George To Fill Two-Year Gap On Chino City Council

The Chino City council last week unanimously appointed Chaffey College board member and former Chino Valley Chamber of Commerce president Gary George to fill the position on the city council formerly occupied by Eunice Ulloa.
George was among 27 applicants for the position, 25 of whom were interviewed by the four members of the city council on January 10 and 11.
Put into place with the November 2016 election was half of the city’s electoral ward system. Last year, after the Mexican American Legal Defense Fund threatened the city with legal action if it did not adopt council wards, the council drew up and adopted a system by which the mayor will continue to be elected at large and the remaining members of the council will be chosen from four electoral wards in which roughly one-fourth of the city’s 77,983 residents live.
By either coincidence or calculation, each of the four wards created last year was host to one of the four incumbent council members – Glenn Duncan in the First District, Eunice Ulloa in the Second District, Earl Elrod in the Third District and Tom Haughey in the Fourth District. To further accommodate the incumbents, the city declared 2016 as the year in which the council members in the First District and the Fourth District would stand for election. It further so happened that Duncan and Haughey’s terms were up in 2016, meaning they were scheduled to stand for election again. They made a seamless transition back into office when, contrary to the intent of the Mexican American Legal Defense Fund of attracting candidates and particularly Hispanic candidates into the various races for city council, no one came forward to challenge Duncan and Haughey. They were automatically returned to the council.
Also in 2014, the incumbent mayor, Dennis Yates, did not seek reelection. Councilwoman Eunice Ulloa, a resident of the just-created Second District, ran to replace him. She was opposed by Brandon Villalpando. Ulloa prevailed in the mayoral election, capturing 16,683 votes or 68.08 percent to Villalpando’s 7,823 votes of 31.92 percent. Ulloa’s ascendancy to mayor created a vacancy on the council, since she was last elected as a councilwoman in 2014, so two more years yet remain on her term.
The council decided to appoint Ulloa’s replacement rather than hold an election. The council then sought applicants to the post.
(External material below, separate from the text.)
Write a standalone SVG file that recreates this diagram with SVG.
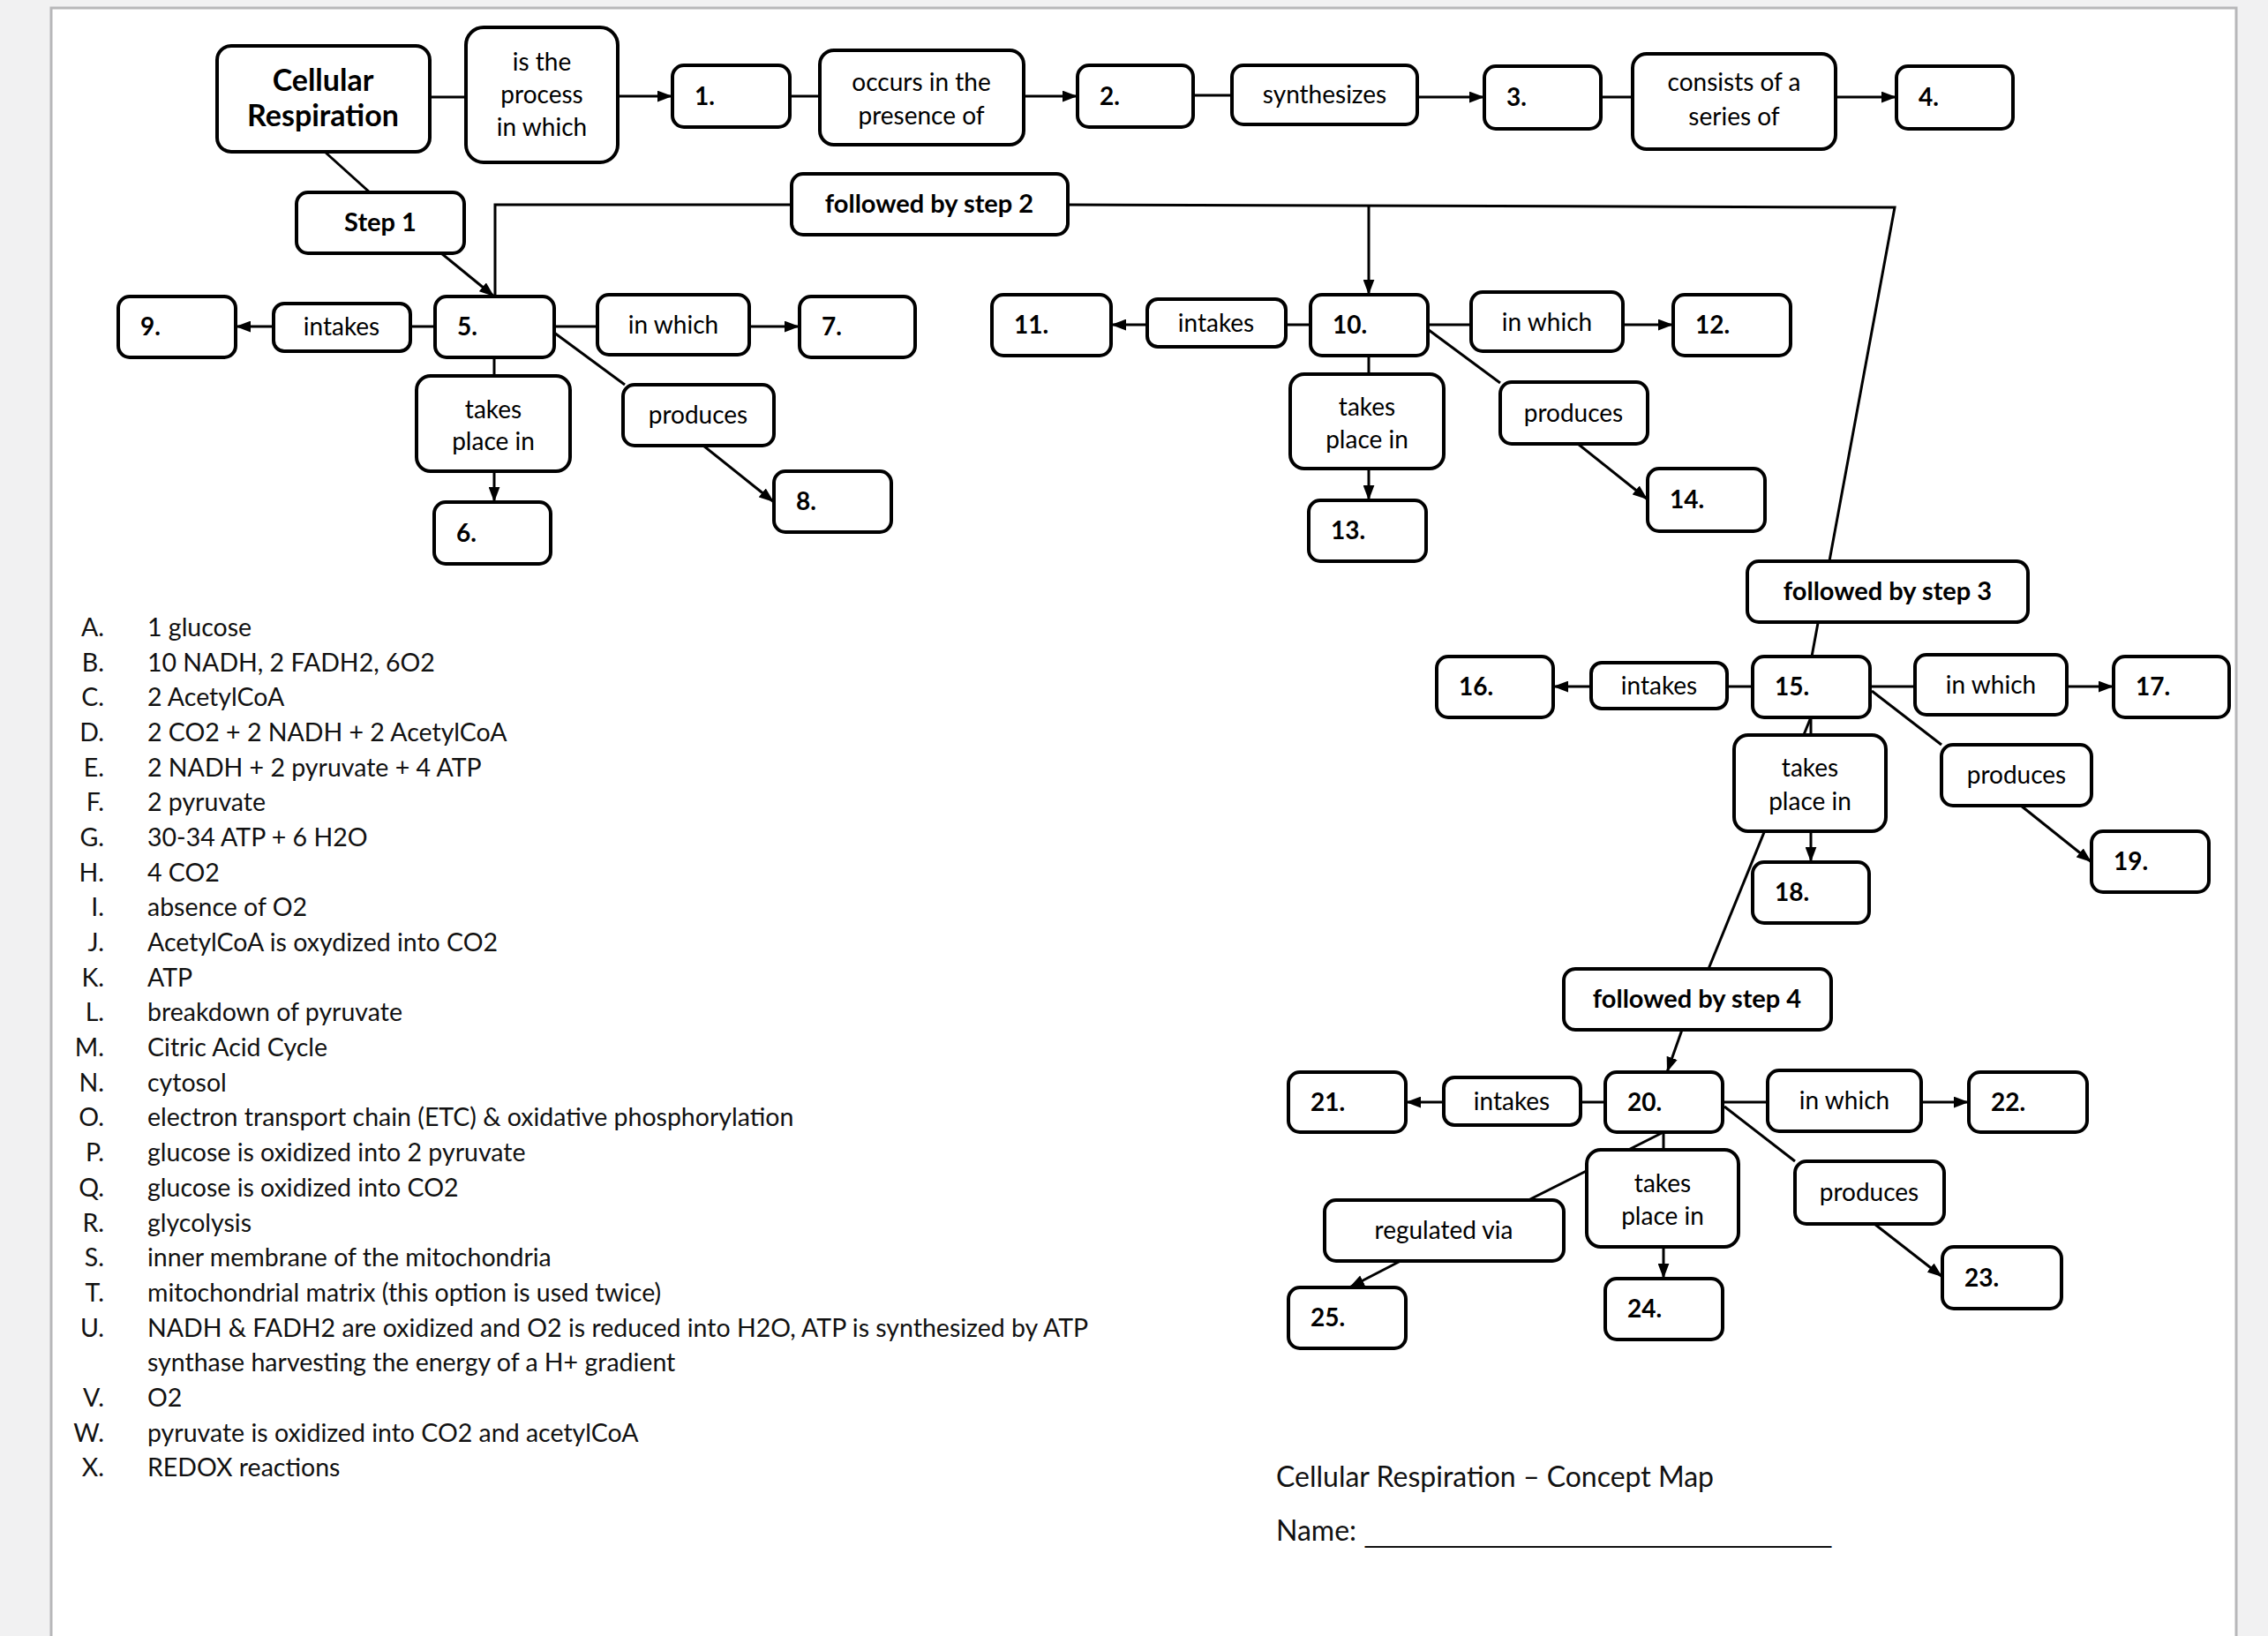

Despite the consideration that no one had come forward to challenge incumbents Duncan and Haughey in November, a little more than a month later 27 Chino residents applied for appointment to the panel. Those 27 included Villapando, Arthur Burgner, Dorothy Pineda, Toni Holle, David Sakurai, James Espinosa, Brandon Blanchard, Tyler Ferrari, Deb Baker, Mark Hargrove, Joseph Simpson, Christopher Ramos, Sylvia Orozco, Michael Lovelace, Gina Lee, Georgene Fix, Joseph Louis Diaz Jr., Loren Struiksma, Paul Rodriguez, Griffen Halko, Dr. Taylor Bladh, Steve Lewis, Marjorie Scane, Arlene Guzman Todd, Mary Ann Ruiz, Jody Moore and Gary George.
George was the first of the applicants to be interviewed, telling the council the city needs to reinvigorate itself with new businesses. He offered a somewhat contradictory promise of bringing in commercial and business development to Chino, even as, he said, he was committed to keeping Chino’s rural character intact. He said the impact development will have on traffic should be considered as part of the formula for project approval.
A retired Verizon telecommunications director and the head of that company’s regional office of government and external affairs, George is a resident of District 3 and was also a member on the Chaffey College Board of Trustees from 2000-2015. He is widely credited with having convinced his colleagues on that panel to locate a satellite Chaffey College campus to the City of Chino. George was defeated for reelection to the board in 2015.
George was previously a member of the Chino Cultural Arts Foundation, the Inland Valley News Advisory Board, was chairman of the Citizens Advisory Committee for the California Institute for Men and the California Institute for Women. He was a past president of both the Chino Valley Chamber and the Pomona Chamber of Commerce.
That he is a District 3 resident is of some political note. The position he holds – that corresponding to District Two councilman – will be up for election in 2018. Yet he is not eligible to run for that position. Nevertheless, he will have the opportunity to run for council that election cycle as the representative of District 3, which would set up a head to head contest between him and Elrod, should they both choose to run.
The council clearly considered George to be the most well-rounded and experienced candidate, and therefore most qualified. Whatever George’s qualities and attributes, humility is not among them. In accepting the appointment, George said, “I have already done a lot for the City of Chino. I want to do a lot more. In this position I think I can do that.”